Nixon did appoint Otepka to the moribund Subversive Activities Control Board in 1969, and he was confirmed by the Senate for a one-year term. After four subsequent nominations to the board were ignored by the Senate because of a secret “hold” by Senator Edward Kennedy that prevented a Senate vote, Otto Otepka retired from the SACB and the government in July 1972. The significance of his treatment had been well summed up in 1968 by Congressman John Ashbrook:
His case gives a penetrating insight into questionable State Department policies which have found lax security, favoritism, subversion, immorality, and dishonesty tolerated if not fostered, while at the same time honest public servants are given the kangaroo court or official cold-shoulder treatment. When you study the Otto Otepka matter, you are inclined to exclaim, “No wonder we are losing.”
* * *
The mind-set in favor of appeasing or promoting Communism has continued through the Nixon, Ford, Carter and Reagan Administrations. The rhetoric has improved in the past few years, but the policies have not. (See “George P. Shultz, Another Appeaser in the State Department,” on page 27). Is it coincidence or is it conspiracy?
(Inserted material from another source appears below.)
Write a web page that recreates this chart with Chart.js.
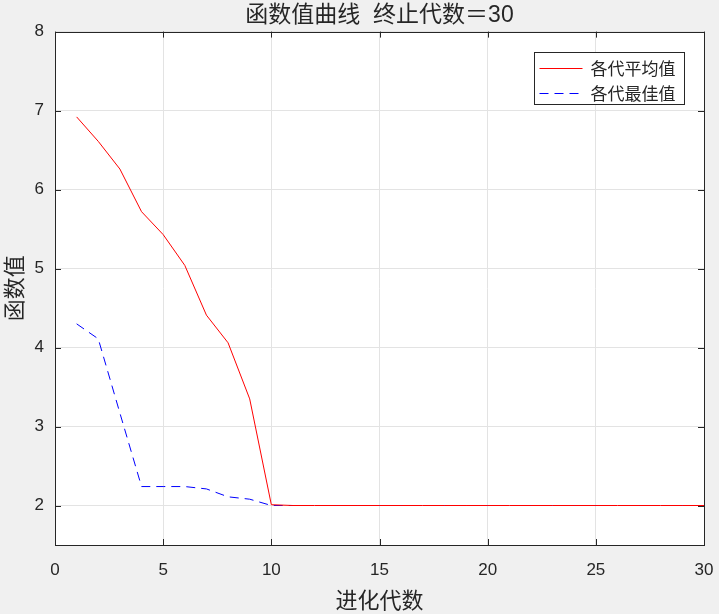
<!DOCTYPE html>
<html>
<head>
<meta charset="utf-8">
<script src="https://cdn.jsdelivr.net/npm/chart.js"></script>
<style>
  body { margin: 0; background: #f0f0f0; }
  canvas { display: block; }
</style>
</head>
<body>
<canvas id="chart" width="719" height="614"></canvas>
<script>
const generations = [1, 2, 3, 4, 5, 6, 7, 8, 9, 10, 11, 12, 13, 14, 15, 16, 17, 18, 19, 20, 21, 22, 23, 24, 25, 26, 27, 28, 29, 30];
const avgValues = [6.92, 6.61, 6.26, 5.72, 5.43, 5.04, 4.41, 4.06, 3.35, 2.01, 2, 2, 2, 2, 2, 2, 2, 2, 2, 2, 2, 2, 2, 2, 2, 2, 2, 2, 2, 2];
const bestValues = [4.30, 4.11, 3.17, 2.24, 2.24, 2.24, 2.21, 2.11, 2.08, 2.00, 2, 2, 2, 2, 2, 2, 2, 2, 2, 2, 2, 2, 2, 2, 2, 2, 2, 2, 2, 2];
const xTicks = [0, 5, 10, 15, 20, 25, 30];
const yTicks = [2, 3, 4, 5, 6, 7, 8];
const seriesNames = ["各代平均值", "各代最佳值"];

const axisColor = "#262626";
const latin = "'Liberation Sans', Arial, 'Noto Sans CJK SC', sans-serif";
const cjk = "'Noto Sans CJK SC', sans-serif";

const toPoints = (ys) => generations.map((g, i) => ({ x: g, y: ys[i] }));

// background, box, inward ticks and legend (matlab look)
const matlabAxes = {
  id: "matlabAxes",
  beforeDraw(chart) {
    const { ctx, chartArea: a } = chart;
    ctx.save();
    ctx.fillStyle = "#f0f0f0";
    ctx.fillRect(0, 0, chart.width, chart.height);
    ctx.fillStyle = "#ffffff";
    ctx.fillRect(a.left, a.top, a.right - a.left, a.bottom - a.top);
    ctx.restore();
  },
  afterDraw(chart) {
    const { ctx, chartArea: a, scales } = chart;
    const tick = 6;
    ctx.save();
    ctx.strokeStyle = axisColor;
    ctx.lineWidth = 1;
    ctx.beginPath();
    xTicks.forEach((v) => {
      const px = Math.round(scales.x.getPixelForValue(v)) + 0.5;
      ctx.moveTo(px, a.bottom); ctx.lineTo(px, a.bottom - tick);
      ctx.moveTo(px, a.top); ctx.lineTo(px, a.top + tick);
    });
    yTicks.forEach((v) => {
      const py = Math.round(scales.y.getPixelForValue(v)) + 0.5;
      ctx.moveTo(a.left, py); ctx.lineTo(a.left + tick, py);
      ctx.moveTo(a.right, py); ctx.lineTo(a.right - tick, py);
    });
    ctx.stroke();
    ctx.strokeRect(Math.round(a.left) + 0.5, Math.round(a.top) + 0.5,
      Math.round(a.right - a.left), Math.round(a.bottom - a.top));

    // legend
    const w = 150, h = 52;
    const lx = Math.round(a.right - 20 - w) + 0.5;
    const ly = Math.round(a.top + 20) + 0.5;
    ctx.fillStyle = "#ffffff";
    ctx.fillRect(lx, ly, w, h);
    ctx.strokeStyle = axisColor;
    ctx.strokeRect(lx, ly, w, h);
    chart.data.datasets.forEach((ds, i) => {
      const cy = Math.round(ly + 15 + i * 25) + 0.5;
      ctx.strokeStyle = ds.borderColor;
      ctx.setLineDash(ds.borderDash || []);
      ctx.beginPath();
      ctx.moveTo(lx + 5, cy);
      ctx.lineTo(lx + 48, cy);
      ctx.stroke();
      ctx.setLineDash([]);
      ctx.fillStyle = axisColor;
      ctx.font = "17px " + cjk;
      ctx.textBaseline = "middle";
      ctx.textAlign = "left";
      ctx.fillText(ds.label, lx + 56, cy);
    });
    ctx.restore();
  }
};

new Chart(document.getElementById("chart"), {
  type: "line",
  data: {
    datasets: [
      {
        label: seriesNames[0],
        data: toPoints(avgValues),
        borderColor: "#ff0000",
        borderWidth: 1,
        pointRadius: 0,
        tension: 0,
      },
      {
        label: seriesNames[1],
        data: toPoints(bestValues),
        borderColor: "#0000ff",
        borderWidth: 1,
        borderDash: [9, 6],
        pointRadius: 0,
        tension: 0,
      },
    ],
  },
  options: {
    responsive: false,
    animation: false,
    devicePixelRatio: 1,
    layout: { padding: { left: 0, top: 0, right: 15, bottom: 0 } },
    plugins: {
      legend: { display: false },
      tooltip: { enabled: false },
      title: {
        display: true,
        fullSize: false,
        text: "函数值曲线  终止代数＝30",
        color: axisColor,
        font: { family: latin, size: 23, weight: "normal" },
        padding: { top: 2, bottom: 2 },
      },
    },
    scales: {
      x: {
        type: "linear",
        min: 0,
        max: 30,
        afterBuildTicks: (s) => { s.ticks = xTicks.map((v) => ({ value: v })); },
        afterFit: (s) => { s.height = 69; s.paddingLeft = 0; s.paddingRight = 0; },
        grid: { color: "#e3e3e3", drawTicks: false },
        border: { display: false },
        ticks: { color: axisColor, padding: 15, maxRotation: 0, font: { family: latin, size: 17 } },
        title: {
          display: true,
          text: "进化代数",
          color: axisColor,
          font: { family: cjk, size: 22 },
          padding: { top: 0, bottom: 1 },
        },
      },
      y: {
        type: "linear",
        min: 1.5,
        max: 8,
        afterBuildTicks: (s) => { s.ticks = yTicks.map((v) => ({ value: v })); },
        afterFit: (s) => { s.width = 55; s.paddingTop = 0; s.paddingBottom = 0; },
        grid: { color: "#e3e3e3", drawTicks: false },
        border: { display: false },
        ticks: { color: axisColor, padding: 11, font: { family: latin, size: 17 } },
        title: {
          display: true,
          text: "函数值",
          color: axisColor,
          font: { family: cjk, size: 22 },
          padding: { top: 0, bottom: 0 },
        },
      },
    },
  },
  plugins: [matlabAxes],
});
</script>
</body>
</html>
How many heirs of Alger Hiss hold key positions in the State Department today? We don’t know since the department’s security apparatus was emasculated in the 1960s and the Senate Internal Security Subcommittee was abolished in the 1970s. What we do know is that the time has come to remove from the State Department all those persons who for whatever reason always seem to put the interests of America’s enemies first. Our survival as a free nation demands their removal immediately.